Recent steps taken by the Department of Fisheries:

  • Imposing of uniform fishing ban in the Indian Exclusive Economic Zone (EEZ) beyond territorial waters in East and West Coasts for certain period
  • Ban on destructive fishing methods
  • Discouraging juvenile fishing
  • promotion of river and sea ranching
  • Diversification of fisheries activities
  • Use of by-catch and juvenile fish excluders, turtle exclusion devices.
  • Providing need-based support to States/UTs for formulation and implementation of fisheries management plans
  • Promotion of deep sea fishing and measures to protect the aquatic ecology.

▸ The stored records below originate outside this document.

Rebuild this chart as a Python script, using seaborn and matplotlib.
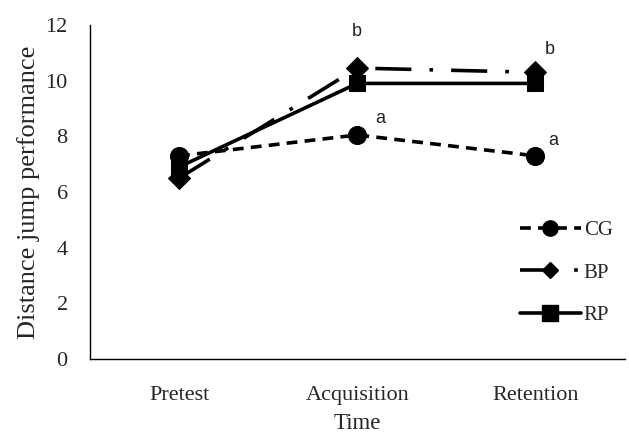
import pandas as pd
import matplotlib.pyplot as plt
import seaborn as sns
from matplotlib.lines import Line2D

# values
times = ['Pretest', 'Acquisition', 'Retention']
groups = ['CG', 'BP', 'RP']
cg_values = [7.3, 8.05, 7.3]
bp_values = [6.5, 10.45, 10.3]
rp_values = [6.9, 9.9, 9.9]
letters_acq = {'BP': 'b', 'CG': 'a'}
letters_ret = {'BP': 'b', 'CG': 'a'}

df = pd.DataFrame({
    'Time': times * 3,
    'Group': ['CG'] * 3 + ['BP'] * 3 + ['RP'] * 3,
    'Score': cg_values + bp_values + rp_values,
})

sns.set_style('white')
plt.rcParams['font.family'] = ['Liberation Serif', 'DejaVu Serif']

fig = plt.figure(figsize=(6.29, 4.37), dpi=100)
ax = fig.add_axes([0.143, 0.178, 0.85, 0.765])

markers = {'CG': 'o', 'BP': 'D', 'RP': 's'}
dashes = {'CG': (3, 2), 'BP': (10, 5, 1, 5), 'RP': None}
sizes = {'CG': 13, 'BP': 11, 'RP': 12}
legend_sizes = {'CG': 11, 'BP': 8, 'RP': 11}
lw = 2.6

for g in groups:
    sub = df[df['Group'] == g]
    line_kw = dict(linestyle='-') if dashes[g] is None else dict(dashes=dashes[g])
    sns.lineplot(
        data=sub, x='Time', y='Score', color='black', marker=markers[g],
        markersize=sizes[g], markeredgecolor='black', linewidth=lw,
        sort=False, ax=ax, **line_kw
    )

ax.set_xlim(-0.5, 2.5)
ax.set_ylim(0, 12)
ax.set_yticks(range(0, 13, 2))
ax.tick_params(axis='both', labelsize=16, length=0)
ax.tick_params(axis='y', pad=16)
ax.tick_params(axis='x', pad=19)
ax.set_xlabel('Time', fontsize=16.5, labelpad=6)
ax.set_ylabel('Distance jump performance', fontsize=19, labelpad=4)
for side in ['top', 'right']:
    ax.spines[side].set_visible(False)
for side in ['left', 'bottom']:
    ax.spines[side].set_color('black')
    ax.spines[side].set_linewidth(1)

# significance letters
ann_font = dict(fontsize=13, family='Liberation Sans', color='#222222')
ax.text(1.0, bp_values[1] + 1.0, letters_acq['BP'], ha='center', va='bottom', **ann_font)
ax.text(1.1, cg_values[1] + 0.3, letters_acq['CG'], ha='left', va='bottom', **ann_font)
ax.text(2.05, bp_values[2] + 0.5, letters_ret['BP'], ha='left', va='bottom', **ann_font)
ax.text(2.07, cg_values[2] + 0.25, letters_ret['CG'], ha='left', va='bottom', **ann_font)

handles = []
for g in groups:
    h = Line2D([], [], color='black', lw=lw, marker=markers[g],
               markersize=legend_sizes[g], linestyle='-')
    if dashes[g] is not None:
        h.set_dashes(dashes[g])
    handles.append(h)
ax.legend(handles, groups, loc='upper left', bbox_to_anchor=(0.789, 0.44),
          frameon=False, fontsize=15, handlelength=2.9, handletextpad=0.15,
          labelspacing=1.1, borderaxespad=0)

fig.savefig('out.png', dpi=100)
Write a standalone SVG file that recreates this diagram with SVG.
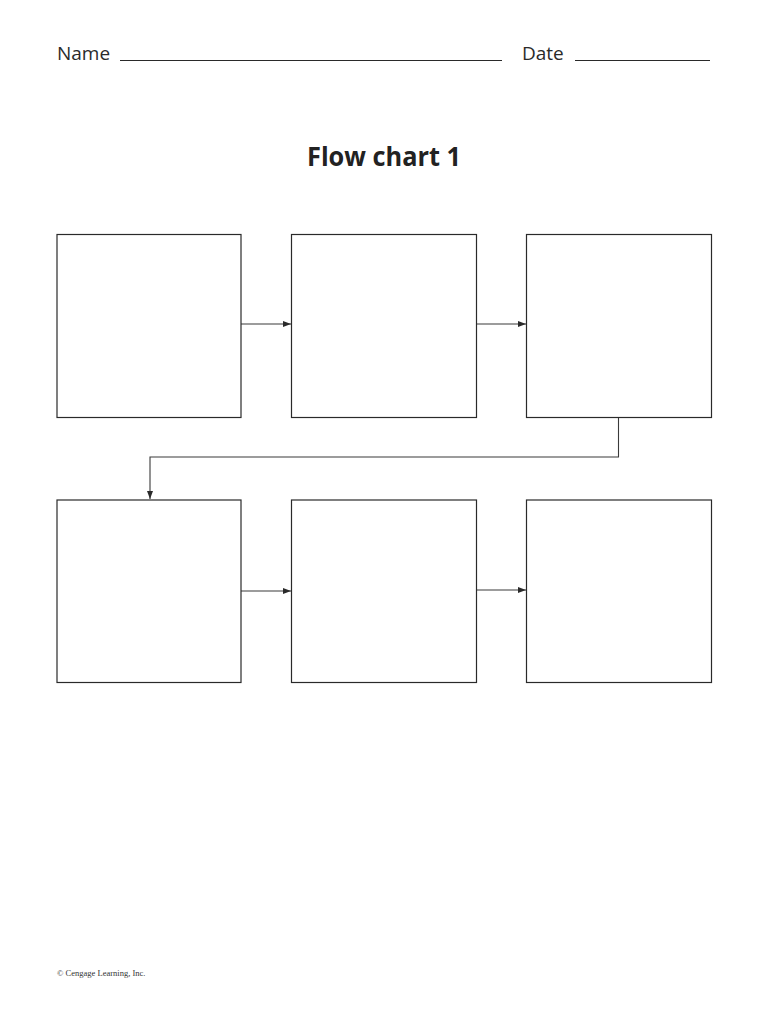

Focus: GS Paper – 1: Social Empowerment, GS Paper – 2: Government Policies & Interventions, Health, Welfare Schemes, Issues Related to Disability, International Treaties & Agreements

Why in news?

International Day of Persons with Disabilities was celebrated worldwide on 3rd December 2021.

Key Points:

  • Theme:  ‘Leadership and participation of persons with disabilities toward an inclusive, accessible, and sustainable post-COVID-19 world’.
  • According to World Health Organisation(WHO), more than 1 billion people experience disability, and this figure is predicted to rise, due in part to population ageing and an increase in the prevalence of non-communicable diseases.
  • People with disabilities—one billion people— are one of the most excluded groups in our society and are among the hardest hit in this crisis in terms of fatalities.

Government Initiatives:

  • Article 41 of the Directive Principles of State Policy (DPSP):  It states that the State shall make effective provision for securing the right to work, to education and to public assistance in cases of unemployment, old age, sickness, and disablement, within the limits of its economic capacity and development.
  • Right to Persons with Disabilities Act, 2016: The Act provides for 4% reservation in government jobs for persons with disabilities. 
  • The Convention on the Rights of Persons with Disabilities (CRPD) was adopted in 2006. It has further advanced the rights and well-being of persons with disabilities in the implementation of the 2030 Agenda for Sustainable Development and other international development frameworks.
  • Sugamya Bharat Abhiyan (Accessible India Campaign): It was launched by the Government on 03.12.2015 to provide universal accessibility to persons with disabilities so that they can live a meaningful life with dignity. 
  • Indian Sign Language Research and Training Centre:  To promote the empowerment of hearing-impaired persons and to create sign language in India.
  • Unique Disability Identity Card project:  Creating a National Database for Persons with Disabilities.